Even more than the words, he is the obvious message—his charisma, his presence. He simply lives his truth and charms people.

Any funds left over from producing the events he gives to charity. He receives no speaking fee. Combine that with his message and what can be bad about a visit from The Dalai Lama?

Well, unless you’re the Chinese of course. While The Dalai Lama is the spiritual head of Tibetan Buddhism, he lives in exile in India. He fled Tibet when the Chinese forcibly took it over. He’s also a constant reminder of China’s actions, and said in San Diego that his relationship with China is not improving.

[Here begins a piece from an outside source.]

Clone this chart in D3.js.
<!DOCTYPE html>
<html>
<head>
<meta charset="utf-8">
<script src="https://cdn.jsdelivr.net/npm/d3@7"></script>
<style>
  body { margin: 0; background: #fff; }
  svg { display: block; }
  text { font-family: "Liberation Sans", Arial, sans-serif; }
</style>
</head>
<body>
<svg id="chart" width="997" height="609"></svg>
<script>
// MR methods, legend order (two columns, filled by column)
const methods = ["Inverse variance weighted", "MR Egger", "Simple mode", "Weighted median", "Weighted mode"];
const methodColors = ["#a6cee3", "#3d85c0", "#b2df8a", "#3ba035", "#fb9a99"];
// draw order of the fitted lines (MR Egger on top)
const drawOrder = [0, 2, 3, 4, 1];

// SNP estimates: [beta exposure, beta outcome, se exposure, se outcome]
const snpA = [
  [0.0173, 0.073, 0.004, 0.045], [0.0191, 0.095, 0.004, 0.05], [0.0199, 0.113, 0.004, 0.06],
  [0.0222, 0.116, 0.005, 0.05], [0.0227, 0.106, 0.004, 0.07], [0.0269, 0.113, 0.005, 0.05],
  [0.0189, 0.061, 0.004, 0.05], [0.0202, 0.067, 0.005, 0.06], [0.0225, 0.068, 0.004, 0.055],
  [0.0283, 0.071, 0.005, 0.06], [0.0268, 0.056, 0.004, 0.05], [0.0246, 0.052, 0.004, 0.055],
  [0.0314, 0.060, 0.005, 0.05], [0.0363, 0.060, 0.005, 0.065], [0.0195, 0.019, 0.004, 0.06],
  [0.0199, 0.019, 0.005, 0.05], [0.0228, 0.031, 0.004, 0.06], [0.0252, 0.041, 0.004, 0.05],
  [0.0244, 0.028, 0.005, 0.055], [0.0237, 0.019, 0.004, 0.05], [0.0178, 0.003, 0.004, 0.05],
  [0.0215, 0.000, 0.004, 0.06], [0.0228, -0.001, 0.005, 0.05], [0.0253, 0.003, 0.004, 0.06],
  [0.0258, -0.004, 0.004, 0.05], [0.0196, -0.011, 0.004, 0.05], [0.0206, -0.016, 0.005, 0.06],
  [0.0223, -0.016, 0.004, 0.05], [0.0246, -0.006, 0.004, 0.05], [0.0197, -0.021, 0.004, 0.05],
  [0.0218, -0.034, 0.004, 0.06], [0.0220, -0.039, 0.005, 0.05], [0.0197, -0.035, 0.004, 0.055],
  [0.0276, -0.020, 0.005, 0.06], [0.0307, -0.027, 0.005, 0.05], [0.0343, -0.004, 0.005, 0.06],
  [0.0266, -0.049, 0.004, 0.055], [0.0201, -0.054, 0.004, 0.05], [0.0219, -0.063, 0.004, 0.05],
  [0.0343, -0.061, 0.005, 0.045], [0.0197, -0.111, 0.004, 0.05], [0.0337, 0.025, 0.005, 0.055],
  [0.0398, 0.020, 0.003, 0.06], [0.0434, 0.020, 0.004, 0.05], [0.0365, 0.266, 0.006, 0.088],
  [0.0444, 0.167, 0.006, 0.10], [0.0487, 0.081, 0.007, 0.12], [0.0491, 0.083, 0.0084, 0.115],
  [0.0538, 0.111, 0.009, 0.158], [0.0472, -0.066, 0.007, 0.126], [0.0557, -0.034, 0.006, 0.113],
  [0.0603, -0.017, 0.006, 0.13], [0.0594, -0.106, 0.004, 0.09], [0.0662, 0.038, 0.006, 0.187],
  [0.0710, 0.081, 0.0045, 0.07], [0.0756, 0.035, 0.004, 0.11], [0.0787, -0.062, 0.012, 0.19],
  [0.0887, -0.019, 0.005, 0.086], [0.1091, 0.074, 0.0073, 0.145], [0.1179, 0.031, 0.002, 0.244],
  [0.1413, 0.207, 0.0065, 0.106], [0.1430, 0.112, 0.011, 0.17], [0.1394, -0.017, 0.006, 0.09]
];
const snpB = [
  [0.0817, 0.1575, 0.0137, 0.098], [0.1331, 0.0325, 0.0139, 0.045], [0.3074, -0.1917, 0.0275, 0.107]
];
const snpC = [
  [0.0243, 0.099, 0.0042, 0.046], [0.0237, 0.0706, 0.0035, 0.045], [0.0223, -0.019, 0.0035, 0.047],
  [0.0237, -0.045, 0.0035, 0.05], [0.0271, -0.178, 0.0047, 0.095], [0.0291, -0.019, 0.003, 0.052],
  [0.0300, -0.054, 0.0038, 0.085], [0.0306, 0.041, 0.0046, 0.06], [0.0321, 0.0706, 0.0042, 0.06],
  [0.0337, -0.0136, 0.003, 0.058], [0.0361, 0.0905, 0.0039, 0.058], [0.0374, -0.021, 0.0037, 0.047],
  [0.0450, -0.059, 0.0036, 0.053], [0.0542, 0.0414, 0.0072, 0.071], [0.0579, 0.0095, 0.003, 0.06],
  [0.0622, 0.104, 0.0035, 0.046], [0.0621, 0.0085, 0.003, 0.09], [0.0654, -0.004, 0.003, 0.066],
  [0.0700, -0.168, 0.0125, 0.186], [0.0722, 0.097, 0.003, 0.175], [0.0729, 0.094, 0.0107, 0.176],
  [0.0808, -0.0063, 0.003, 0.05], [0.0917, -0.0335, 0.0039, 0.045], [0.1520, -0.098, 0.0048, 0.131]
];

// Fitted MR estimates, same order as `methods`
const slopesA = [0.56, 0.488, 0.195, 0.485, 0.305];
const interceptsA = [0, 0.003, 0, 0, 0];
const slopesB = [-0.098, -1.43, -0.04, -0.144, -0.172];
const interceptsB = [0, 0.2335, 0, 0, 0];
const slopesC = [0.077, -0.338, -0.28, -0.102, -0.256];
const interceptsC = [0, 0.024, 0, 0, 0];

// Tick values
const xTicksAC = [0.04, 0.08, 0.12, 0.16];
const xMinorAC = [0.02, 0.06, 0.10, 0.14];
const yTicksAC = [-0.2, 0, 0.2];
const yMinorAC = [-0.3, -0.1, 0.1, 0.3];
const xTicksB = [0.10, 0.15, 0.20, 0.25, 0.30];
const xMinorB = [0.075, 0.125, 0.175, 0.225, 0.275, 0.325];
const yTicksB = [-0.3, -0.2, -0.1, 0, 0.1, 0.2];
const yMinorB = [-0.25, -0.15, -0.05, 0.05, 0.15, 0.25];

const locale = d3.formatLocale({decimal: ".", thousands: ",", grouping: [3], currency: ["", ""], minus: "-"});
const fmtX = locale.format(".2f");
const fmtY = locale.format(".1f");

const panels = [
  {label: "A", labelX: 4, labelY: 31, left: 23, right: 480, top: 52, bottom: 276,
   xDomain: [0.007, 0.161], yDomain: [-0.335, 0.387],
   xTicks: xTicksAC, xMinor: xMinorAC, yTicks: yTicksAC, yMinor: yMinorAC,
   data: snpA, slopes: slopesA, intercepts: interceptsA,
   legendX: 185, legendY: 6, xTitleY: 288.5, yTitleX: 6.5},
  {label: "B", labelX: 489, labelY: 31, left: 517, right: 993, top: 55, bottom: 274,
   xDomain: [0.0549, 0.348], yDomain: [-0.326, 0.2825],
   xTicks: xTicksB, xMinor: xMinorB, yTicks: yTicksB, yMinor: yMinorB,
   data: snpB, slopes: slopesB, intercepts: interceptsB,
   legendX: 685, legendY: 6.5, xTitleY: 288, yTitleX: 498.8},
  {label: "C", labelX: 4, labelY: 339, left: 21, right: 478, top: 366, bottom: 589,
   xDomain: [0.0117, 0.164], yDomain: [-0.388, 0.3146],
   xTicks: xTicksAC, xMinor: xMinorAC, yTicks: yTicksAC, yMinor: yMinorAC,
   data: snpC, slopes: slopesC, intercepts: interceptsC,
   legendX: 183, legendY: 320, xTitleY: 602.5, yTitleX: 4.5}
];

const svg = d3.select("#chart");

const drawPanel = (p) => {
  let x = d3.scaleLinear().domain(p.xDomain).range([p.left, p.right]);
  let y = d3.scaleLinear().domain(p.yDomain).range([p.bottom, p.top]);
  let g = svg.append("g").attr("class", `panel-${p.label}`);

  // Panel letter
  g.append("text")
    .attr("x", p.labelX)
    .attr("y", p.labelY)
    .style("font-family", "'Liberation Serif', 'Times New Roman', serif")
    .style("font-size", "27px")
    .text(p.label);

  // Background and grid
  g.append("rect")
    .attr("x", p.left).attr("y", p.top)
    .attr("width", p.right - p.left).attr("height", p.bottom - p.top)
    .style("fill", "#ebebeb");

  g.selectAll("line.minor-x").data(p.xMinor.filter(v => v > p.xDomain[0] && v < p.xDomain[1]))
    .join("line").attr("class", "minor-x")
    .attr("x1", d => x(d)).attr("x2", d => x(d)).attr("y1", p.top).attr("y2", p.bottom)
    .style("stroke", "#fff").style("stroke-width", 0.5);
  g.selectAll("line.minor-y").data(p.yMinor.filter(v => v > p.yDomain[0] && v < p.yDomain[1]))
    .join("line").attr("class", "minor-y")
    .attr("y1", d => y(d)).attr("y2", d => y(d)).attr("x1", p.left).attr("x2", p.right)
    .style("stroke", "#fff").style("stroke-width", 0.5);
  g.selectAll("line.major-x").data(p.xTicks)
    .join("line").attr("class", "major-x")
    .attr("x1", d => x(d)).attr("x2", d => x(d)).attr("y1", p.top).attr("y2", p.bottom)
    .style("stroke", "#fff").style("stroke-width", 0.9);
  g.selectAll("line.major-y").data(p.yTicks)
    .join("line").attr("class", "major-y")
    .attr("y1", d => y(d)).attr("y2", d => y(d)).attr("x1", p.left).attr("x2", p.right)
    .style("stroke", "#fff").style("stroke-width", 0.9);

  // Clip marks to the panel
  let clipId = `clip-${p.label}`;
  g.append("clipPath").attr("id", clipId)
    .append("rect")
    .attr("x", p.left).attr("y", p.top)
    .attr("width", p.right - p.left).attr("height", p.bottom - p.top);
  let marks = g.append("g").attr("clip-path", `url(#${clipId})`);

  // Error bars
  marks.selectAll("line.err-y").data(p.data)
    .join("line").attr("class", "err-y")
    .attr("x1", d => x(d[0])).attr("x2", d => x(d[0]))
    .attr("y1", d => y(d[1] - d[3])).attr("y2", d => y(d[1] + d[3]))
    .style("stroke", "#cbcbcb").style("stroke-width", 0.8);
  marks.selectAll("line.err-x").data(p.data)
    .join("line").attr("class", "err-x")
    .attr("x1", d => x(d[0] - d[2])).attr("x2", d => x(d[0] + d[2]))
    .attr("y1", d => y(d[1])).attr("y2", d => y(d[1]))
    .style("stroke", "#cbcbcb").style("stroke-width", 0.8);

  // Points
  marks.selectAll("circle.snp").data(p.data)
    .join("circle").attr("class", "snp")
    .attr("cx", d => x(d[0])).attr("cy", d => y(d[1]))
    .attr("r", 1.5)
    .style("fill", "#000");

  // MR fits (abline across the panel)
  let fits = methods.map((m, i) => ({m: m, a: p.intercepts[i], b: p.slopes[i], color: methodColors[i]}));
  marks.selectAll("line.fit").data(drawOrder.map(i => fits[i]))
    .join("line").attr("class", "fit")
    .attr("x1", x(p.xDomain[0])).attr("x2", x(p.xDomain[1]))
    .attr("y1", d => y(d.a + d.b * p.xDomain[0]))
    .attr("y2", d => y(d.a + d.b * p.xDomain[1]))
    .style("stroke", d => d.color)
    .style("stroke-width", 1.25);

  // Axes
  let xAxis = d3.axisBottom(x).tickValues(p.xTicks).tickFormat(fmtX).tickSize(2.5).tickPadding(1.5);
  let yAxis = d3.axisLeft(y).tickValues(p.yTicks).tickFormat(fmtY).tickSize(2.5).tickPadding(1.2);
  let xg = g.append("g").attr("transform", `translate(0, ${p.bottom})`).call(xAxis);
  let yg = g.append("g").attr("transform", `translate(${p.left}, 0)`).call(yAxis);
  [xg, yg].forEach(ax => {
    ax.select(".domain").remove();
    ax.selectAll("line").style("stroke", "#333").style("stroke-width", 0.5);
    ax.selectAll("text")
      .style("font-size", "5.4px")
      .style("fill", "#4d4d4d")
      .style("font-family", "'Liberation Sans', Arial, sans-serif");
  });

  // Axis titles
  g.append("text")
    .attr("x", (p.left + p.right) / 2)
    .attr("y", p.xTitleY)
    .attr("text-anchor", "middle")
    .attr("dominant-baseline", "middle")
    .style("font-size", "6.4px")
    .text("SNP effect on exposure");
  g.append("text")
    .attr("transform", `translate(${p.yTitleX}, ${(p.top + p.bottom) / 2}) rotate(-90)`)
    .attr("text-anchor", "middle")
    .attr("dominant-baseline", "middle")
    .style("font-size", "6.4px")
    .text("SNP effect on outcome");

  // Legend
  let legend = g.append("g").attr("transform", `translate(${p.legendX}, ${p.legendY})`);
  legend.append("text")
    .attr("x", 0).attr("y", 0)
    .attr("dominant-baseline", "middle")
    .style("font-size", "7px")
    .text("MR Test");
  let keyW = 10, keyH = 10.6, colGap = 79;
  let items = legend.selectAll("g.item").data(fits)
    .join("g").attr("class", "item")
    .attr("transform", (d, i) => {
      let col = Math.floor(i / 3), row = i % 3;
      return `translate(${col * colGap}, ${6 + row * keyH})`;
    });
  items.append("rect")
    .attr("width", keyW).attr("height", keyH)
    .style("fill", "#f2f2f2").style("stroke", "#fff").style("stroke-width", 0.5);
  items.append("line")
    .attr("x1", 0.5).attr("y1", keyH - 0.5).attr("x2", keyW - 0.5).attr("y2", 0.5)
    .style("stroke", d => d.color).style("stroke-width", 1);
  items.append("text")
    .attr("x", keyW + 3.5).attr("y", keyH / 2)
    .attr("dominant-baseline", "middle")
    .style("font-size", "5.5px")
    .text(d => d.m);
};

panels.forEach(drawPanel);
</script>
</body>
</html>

I don’t mean this to take anything away from The Dalai Lama and the significance of what he had done or who he is, but don’t we really have to give the Chinese a little credit for opening the door for him? We know him as much more, but The Dalai Lama calls himself a simple monk. His message is not complicated, just difficult for most of us to apply and use in all of life’s circumstances. Then again, that’s fine. We’re human, and not expected to be perfect.

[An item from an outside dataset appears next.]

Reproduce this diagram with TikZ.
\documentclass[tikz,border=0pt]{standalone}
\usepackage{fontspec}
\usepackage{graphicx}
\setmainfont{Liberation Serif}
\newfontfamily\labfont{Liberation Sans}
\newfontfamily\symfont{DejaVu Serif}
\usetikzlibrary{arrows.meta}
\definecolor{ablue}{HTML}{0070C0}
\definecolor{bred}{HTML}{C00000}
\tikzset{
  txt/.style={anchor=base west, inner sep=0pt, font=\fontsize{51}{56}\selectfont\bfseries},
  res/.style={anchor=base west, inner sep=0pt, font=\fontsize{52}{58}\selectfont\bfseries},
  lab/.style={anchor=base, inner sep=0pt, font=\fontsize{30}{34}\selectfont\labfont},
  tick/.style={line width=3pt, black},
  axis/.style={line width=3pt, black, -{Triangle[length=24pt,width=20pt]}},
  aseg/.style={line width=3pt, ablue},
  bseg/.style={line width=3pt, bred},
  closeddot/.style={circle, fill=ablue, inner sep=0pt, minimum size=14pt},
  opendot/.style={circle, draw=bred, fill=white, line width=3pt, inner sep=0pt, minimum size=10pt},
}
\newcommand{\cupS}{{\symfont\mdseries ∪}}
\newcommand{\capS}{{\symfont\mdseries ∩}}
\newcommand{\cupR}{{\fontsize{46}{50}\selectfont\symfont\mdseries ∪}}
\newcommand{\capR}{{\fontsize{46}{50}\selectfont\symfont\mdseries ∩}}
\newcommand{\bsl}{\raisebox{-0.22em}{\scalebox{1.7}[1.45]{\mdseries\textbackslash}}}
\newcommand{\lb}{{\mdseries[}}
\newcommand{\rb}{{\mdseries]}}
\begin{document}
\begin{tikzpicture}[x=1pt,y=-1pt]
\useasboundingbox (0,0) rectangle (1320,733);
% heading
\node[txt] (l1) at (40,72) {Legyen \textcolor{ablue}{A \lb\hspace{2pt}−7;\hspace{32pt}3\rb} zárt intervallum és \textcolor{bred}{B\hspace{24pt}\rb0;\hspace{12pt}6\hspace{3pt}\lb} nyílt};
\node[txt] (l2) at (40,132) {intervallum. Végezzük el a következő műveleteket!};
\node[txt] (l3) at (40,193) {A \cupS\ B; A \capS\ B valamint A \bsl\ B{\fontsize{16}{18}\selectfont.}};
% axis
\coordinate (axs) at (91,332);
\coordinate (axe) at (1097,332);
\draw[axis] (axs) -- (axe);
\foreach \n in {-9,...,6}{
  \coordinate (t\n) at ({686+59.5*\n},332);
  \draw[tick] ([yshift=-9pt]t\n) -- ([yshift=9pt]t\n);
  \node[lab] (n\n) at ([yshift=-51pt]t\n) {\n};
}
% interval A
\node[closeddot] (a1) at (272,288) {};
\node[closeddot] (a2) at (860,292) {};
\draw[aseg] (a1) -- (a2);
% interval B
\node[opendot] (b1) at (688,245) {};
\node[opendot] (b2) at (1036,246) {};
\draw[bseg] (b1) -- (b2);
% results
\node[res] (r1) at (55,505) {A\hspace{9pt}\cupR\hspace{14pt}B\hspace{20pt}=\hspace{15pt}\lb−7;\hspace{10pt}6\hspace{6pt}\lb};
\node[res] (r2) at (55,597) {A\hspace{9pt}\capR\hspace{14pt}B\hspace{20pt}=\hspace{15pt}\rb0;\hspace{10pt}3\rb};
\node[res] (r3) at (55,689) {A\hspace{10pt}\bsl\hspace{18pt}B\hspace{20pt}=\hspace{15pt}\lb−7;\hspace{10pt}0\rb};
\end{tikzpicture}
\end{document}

Shouldn’t the way this has all unfolded be a lesson for governments? Shouldn’t it teach them the ineffectiveness of force? The result of trying to control this “simple monk” has helped turn him into a world leader, and ought to be a constant reminder to governments everywhere that trying to change by force just doesn’t work very well.

Perhaps at this point he would be in roughly the same position without the Chinese putting the world spotlight on him, but he has used his circumstances to his benefit—and by his benefit, I mean having a worldwide stage to deliver his message.

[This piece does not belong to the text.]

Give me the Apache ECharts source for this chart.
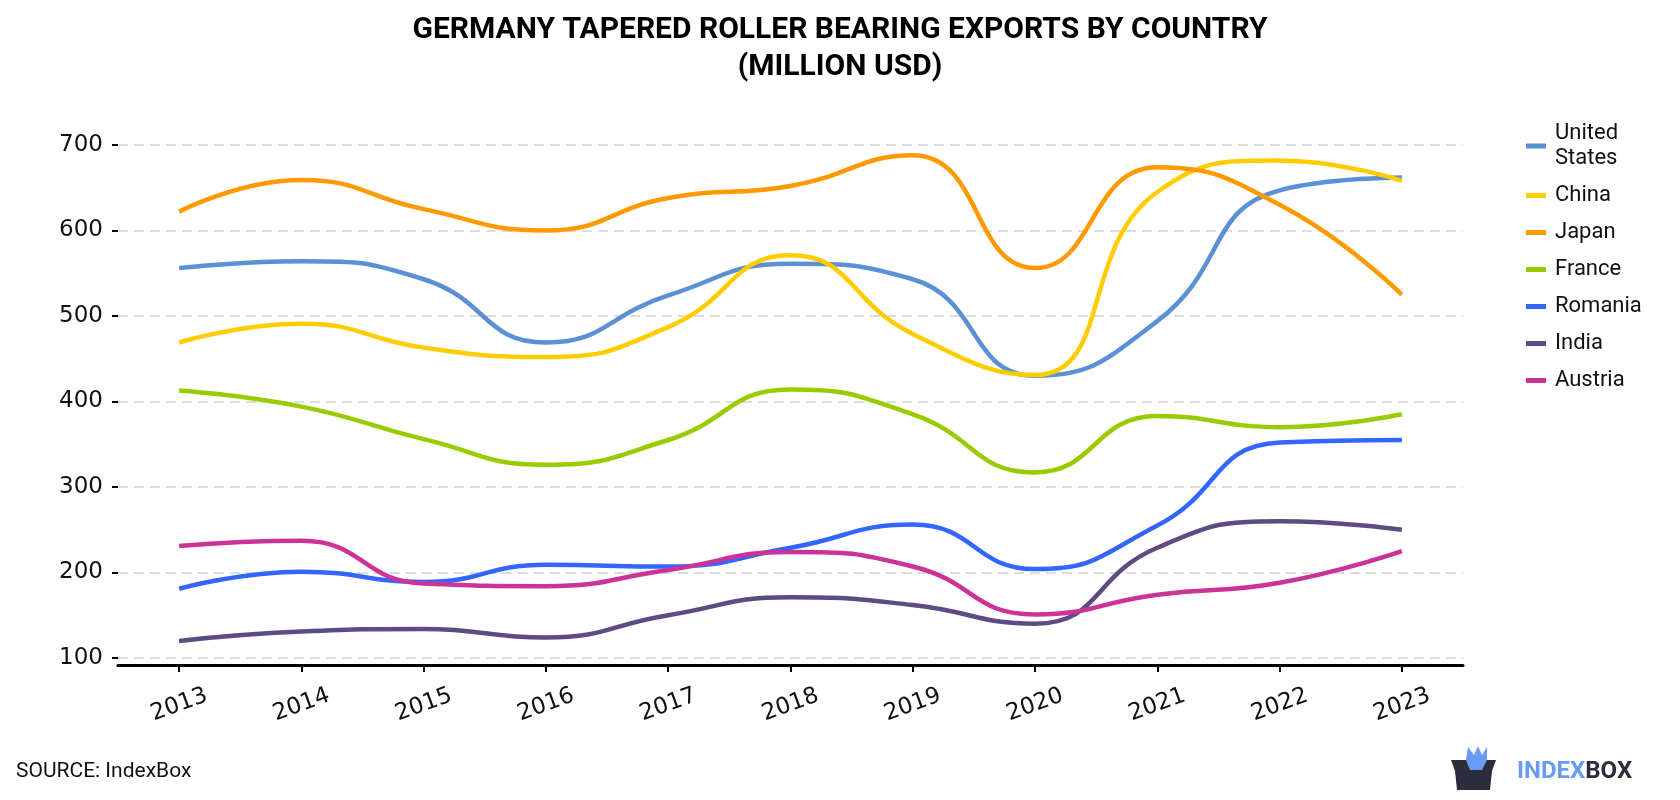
<!DOCTYPE html>
<html>
<head>
<meta charset="utf-8">
<script src="https://cdn.jsdelivr.net/npm/echarts@6/dist/echarts.min.js"></script>
<style>
  html, body { margin: 0; padding: 0; background: #fff; }
  #chart { width: 1680px; height: 800px; }
</style>
</head>
<body>
<div id="chart"></div>
<script>
// years on the x axis
var years = ['2013', '2014', '2015', '2016', '2017', '2018', '2019', '2020', '2021', '2022', '2023'];

// values, million USD
var unitedStates = [556, 564, 543, 469, 524, 561, 543, 430, 494, 647, 662];
var china        = [469, 491, 463, 452, 487, 571, 479, 431, 645, 682, 658];
var japan        = [622, 659, 625, 600, 638, 652, 688, 556, 674, 630, 525];
var france       = [413, 394, 356, 326, 355, 414, 385, 317, 383, 370, 385];
var romania      = [181, 201, 189, 209, 207, 229, 256, 204, 255, 352, 355];
var india        = [120, 131, 134, 124, 150, 171, 162, 140, 229, 260, 250];
var austria      = [231, 237, 187, 184, 203, 224, 207, 151, 174, 188, 225];

var yTicks = [100, 200, 300, 400, 500, 600, 700];

var seriesNames = ['United States', 'China', 'Japan', 'France', 'Romania', 'India', 'Austria'];
var seriesData = [unitedStates, china, japan, france, romania, india, austria];
var colors = ['#5b91d4', '#ffcc00', '#ff9900', '#99cc00', '#3366ff', '#5f4b84', '#cc3399'];

var myChart = echarts.init(document.getElementById('chart'));

var series = [];
for (var i = 0; i < seriesNames.length; i++) {
    series.push({
        name: seriesNames[i],
        type: 'line',
        data: seriesData[i],
        smooth: 0.5,
        symbol: 'none',
        lineStyle: { width: 4.5, color: colors[i] },
        itemStyle: { color: colors[i] }
    });
}

var option = {
    animation: false,
    color: colors,
    title: {
        text: 'GERMANY TAPERED ROLLER BEARING EXPORTS BY COUNTRY\n(MILLION USD)',
        left: 'center',
        top: 7,
        textStyle: {
            fontFamily: 'Roboto',
            fontWeight: 'bold',
            fontSize: 30,
            lineHeight: 37,
            color: '#000'
        }
    },
    legend: {
        orient: 'vertical',
        left: 1521,
        top: 116,
        icon: 'rect',
        itemWidth: 20,
        itemHeight: 5,
        itemGap: 12,
        data: seriesNames,
        formatter: function (name) {
            return name === 'United States' ? 'United\nStates' : name;
        },
        textStyle: {
            fontFamily: 'Roboto',
            fontSize: 22,
            lineHeight: 25,
            color: '#111',
            padding: [0, 0, 0, 4]
        }
    },
    grid: {
        left: 118,
        right: 217,
        top: 145,
        bottom: 142,
        containLabel: false
    },
    xAxis: {
        type: 'category',
        data: years,
        boundaryGap: true,
        offset: 7,
        axisLine: { show: true, lineStyle: { color: '#000', width: 3 } },
        axisTick: { show: true, alignWithLabel: true, length: 7, lineStyle: { color: '#000', width: 2 } },
        axisLabel: {
            rotate: 20,
            align: 'center',
            verticalAlign: 'middle',
            margin: 40,
            fontFamily: 'DejaVu Sans',
            fontSize: 23,
            color: '#111'
        },
        splitLine: { show: false }
    },
    yAxis: {
        type: 'value',
        min: yTicks[0],
        max: yTicks[yTicks.length - 1],
        interval: 100,
        axisLine: { show: false },
        axisTick: { show: true, length: 6, lineStyle: { color: '#000', width: 2 } },
        axisLabel: {
            margin: 15,
            fontFamily: 'DejaVu Sans',
            fontSize: 23,
            color: '#111'
        },
        splitLine: { show: true, lineStyle: { color: '#dddddd', width: 2, type: [10, 6] } }
    },
    graphic: [
        {
            type: 'text',
            left: 16,
            top: 761,
            style: { text: 'SOURCE: IndexBox', font: '21px Roboto', fill: '#111' }
        },
        // logo: bucket + blue crown
        {
            type: 'polygon',
            shape: { points: [[1451, 760], [1496, 760], [1492, 771], [1490, 790], [1457, 790], [1455, 771]] },
            style: { fill: '#2b2d3a' }
        },
        {
            type: 'polygon',
            shape: { points: [[1466, 760], [1468, 747], [1474, 755], [1478, 746], [1482, 755], [1487, 747], [1487, 760], [1482, 770], [1470, 770]] },
            style: { fill: '#6a9bf4' }
        },
        {
            type: 'text',
            left: 1517,
            top: 760,
            style: {
                rich: {
                    a: { fill: '#6a9bf4', font: 'bold 24px Roboto' },
                    b: { fill: '#2b2d3a', font: 'bold 24px Roboto' }
                },
                text: '{a|INDEX}{b|BOX}'
            }
        }
    ],
    series: series
};

myChart.setOption(option);
</script>
</body>
</html>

Isn’t The Dalai Lame the perfect example that force seems to have the opposite effect of what is intended? The Dalai Lama didn’t go away. He became more well known.

Unfortunately I don’t think governments get that part of the message. Instead, they try to control—form a commission, appoint a czar, and/or go to war to force what they want. How’s that working?

Ideally, current events show us how futile it is to overreact or force things. In reaction to a handful of terrorists we warred with two small nations, with questionable success. Now, over ten years later, the actions of one out-of-control U.S. military “terrorist” has pretty much rendered ineffective what the military hoped to accomplish. Each side seems to have made the actions of so few, so important, and so costly to both.

Just as China helped The Dalai Lama, some think we may have even brought Afghanistan together—in opposition to us and the opposite of what our “forces” intended to accomplish.

I’ve always found it strange that the people who think of control and force as a solution or vehicle for change when it comes to controlling people and populations—and object to other people’s choices about how they live their life — are usually the same people who want the least amount of control when it comes to the economy and business. In other words, “hands off what’s important to us.” If it’s true then the marketplace naturally works out glitches on its own—and the less government interference the better—why a different standard when dealing with people?

I don’t mean we shouldn’t control people who won’t control themselves; I mean please don’t think we can prevent problems in advance by using force or control.

Unfortunately, whether it’s the government, the military or the police, controlling terrorists, populations or crimes in advance is not their strong suit. They are usually reacting afterward.

“Fixing” things by force ends up looking like trying to control Jell-O by squeezing it. Push over here and it comes out over there.

I know The Dalai Lama isn’t saying what I’m saying, but isn’t he a great example of the ineffectiveness of external force and control in ways he doesn’t talk about? The Dalai Lama teaches living with compassion—without fear and with hope—through changing ourselves, which then also influences others.

I hope some of that filters into today’s political rhetoric. Perhaps those who think they can quickly force their brand of change on others should come with “caution” or “danger” signs attached.